What makes the initiative notable is its theory of liability: contractors can face enforcement even without an actual data breach. The mere act of certifying compliance with cybersecurity requirements while falling short is enough. In fiscal year 2025, the DOJ recovered over $52 million across nine cybersecurity-related FCA settlements, more than tripling the prior year’s total. Over half of all civil cyber-fraud settlements since the initiative’s inception came in that single fiscal year.

The Hill Associates case was the largest of these settlements.
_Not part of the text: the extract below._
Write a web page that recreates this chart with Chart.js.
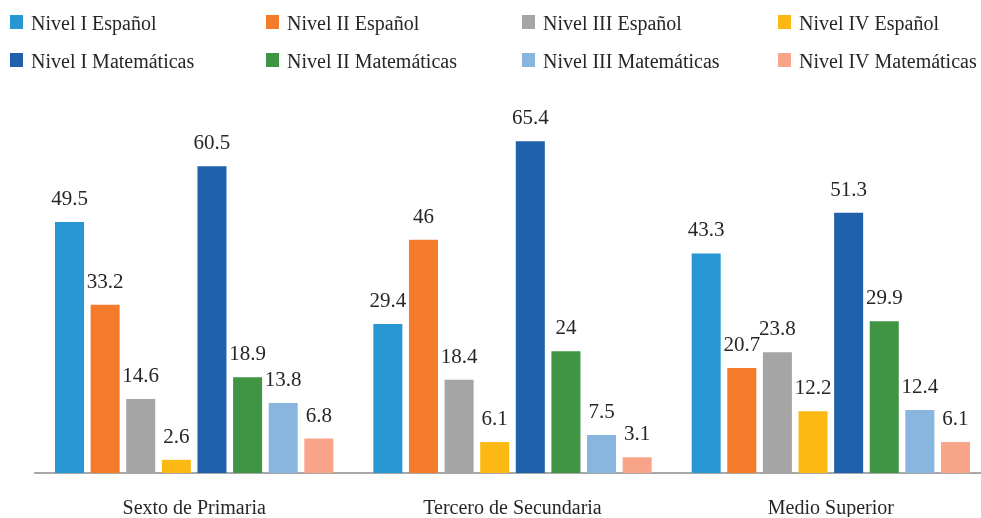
<!DOCTYPE html>
<html>
<head>
<meta charset="utf-8">
<script src="https://cdn.jsdelivr.net/npm/chart.js@4/dist/chart.umd.min.js"></script>
<style>
html,body{margin:0;padding:0;background:#fff;overflow:hidden;}
#wrap{position:relative;width:990px;height:518px;}
</style>
</head>
<body>
<div id="wrap"><canvas id="c" width="990" height="518"></canvas></div>
<script>
const categories = ["Sexto de Primaria", "Tercero de Secundaria", "Medio Superior"];
const seriesNames = ["Nivel I Español", "Nivel II Español", "Nivel III Español", "Nivel IV Español",
                     "Nivel I Matemáticas", "Nivel II Matemáticas", "Nivel III Matemáticas", "Nivel IV Matemáticas"];
const nivelIEspanol = [49.5, 29.4, 43.3];
const nivelIIEspanol = [33.2, 46, 20.7];
const nivelIIIEspanol = [14.6, 18.4, 23.8];
const nivelIVEspanol = [2.6, 6.1, 12.2];
const nivelIMatematicas = [60.5, 65.4, 51.3];
const nivelIIMatematicas = [18.9, 24, 29.9];
const nivelIIIMatematicas = [13.8, 7.5, 12.4];
const nivelIVMatematicas = [6.8, 3.1, 6.1];
const seriesColors = ["#2896d3", "#f47b2c", "#a5a5a5", "#fdb913", "#1f61ab", "#3f9544", "#88b6df", "#f7a488"];

const seriesValues = [nivelIEspanol, nivelIIEspanol, nivelIIIEspanol, nivelIVEspanol,
                      nivelIMatematicas, nivelIIMatematicas, nivelIIIMatematicas, nivelIVMatematicas];

const FONT = "'Liberation Serif', 'Times New Roman', serif";
const TEXT = "#262626";

const valueLabels = {
  id: 'valueLabels',
  afterDatasetsDraw(chart) {
    const ctx = chart.ctx;
    ctx.save();
    ctx.font = "21px " + FONT;
    ctx.fillStyle = TEXT;
    ctx.textAlign = 'center';
    ctx.textBaseline = 'alphabetic';
    chart.data.datasets.forEach((ds, i) => {
      const meta = chart.getDatasetMeta(i);
      meta.data.forEach((bar, j) => {
        ctx.fillText(String(ds.data[j]), bar.x, bar.y - 17);
      });
    });
    ctx.restore();
  }
};

const gridLegend = {
  id: 'gridLegend',
  afterDraw(chart) {
    const ctx = chart.ctx;
    ctx.save();
    ctx.font = "20px " + FONT;
    ctx.textBaseline = 'alphabetic';
    ctx.textAlign = 'left';
    chart.data.datasets.forEach((ds, i) => {
      const col = i % 4, row = Math.floor(i / 4);
      const x = 10 + col * 256;
      const base = 30 + row * 38;
      ctx.fillStyle = ds.backgroundColor;
      ctx.fillRect(x, base - 15, 13, 14);
      ctx.fillStyle = TEXT;
      ctx.fillText(ds.label, x + 21, base);
    });
    ctx.restore();
  }
};

function draw() {
  new Chart(document.getElementById('c'), {
    type: 'bar',
    data: {
      labels: categories,
      datasets: seriesNames.map((name, i) => ({
        label: name,
        data: seriesValues[i],
        backgroundColor: seriesColors[i],
        borderWidth: 0
      }))
    },
    options: {
      responsive: false,
      animation: false,
      devicePixelRatio: 1,
      layout: { padding: { left: 35, right: 0, top: 118, bottom: 1 } },
      plugins: { legend: { display: false }, tooltip: { enabled: false } },
      datasets: { bar: { categoryPercentage: 0.895, barPercentage: 0.815 } },
      scales: {
        x: {
          grid: { display: false },
          border: { display: true, color: '#a8a8a8', width: 2 },
          ticks: { font: { family: FONT, size: 20 }, color: TEXT, padding: 16 },
          afterFit(scale) { scale.height = 44; }
        },
        y: {
          display: false,
          min: 0,
          max: 70
        }
      }
    },
    plugins: [valueLabels, gridLegend]
  });
}
if (document.fonts && document.fonts.load) {
  Promise.all([document.fonts.load("20px 'Liberation Serif'"), document.fonts.load("21px 'Liberation Serif'")])
    .then(draw, draw);
} else { draw(); }
</script>
</body>
</html>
Other notable FCA cybersecurity resolutions in 2025 included a $9.8 million settlement with Illumina Inc. over allegations it sold systems with known vulnerabilities, an $8.4 million settlement involving Raytheon’s successor entity over defense contract noncompliance, and an $875,000 settlement with Georgia Tech Research Corporation. The DOJ has also signaled it will extend this enforcement approach beyond traditional IT contractors into sectors like healthcare, defense manufacturing, energy, and higher education.

About Hill Associates

Hill Associates was founded in 2002 by Kelsey Hill, who serves as the company’s chairman and CEO. The firm describes itself as a provider of technical expertise and advisory services to federal agencies, with offerings spanning IT infrastructure modernization, cloud strategy consulting, network security, and financial management support. It employs fewer than 50 people.

Despite the settlement, the company appears to still be doing business with the federal government. Public contract records show Hill Associates received multiple task orders under a Treasury Department IT financial management support services contract in September 2025, just two months after the settlement was announced. Those awards totaled roughly $35 million across several task orders. The company has not been debarred or suspended from government contracting based on available records.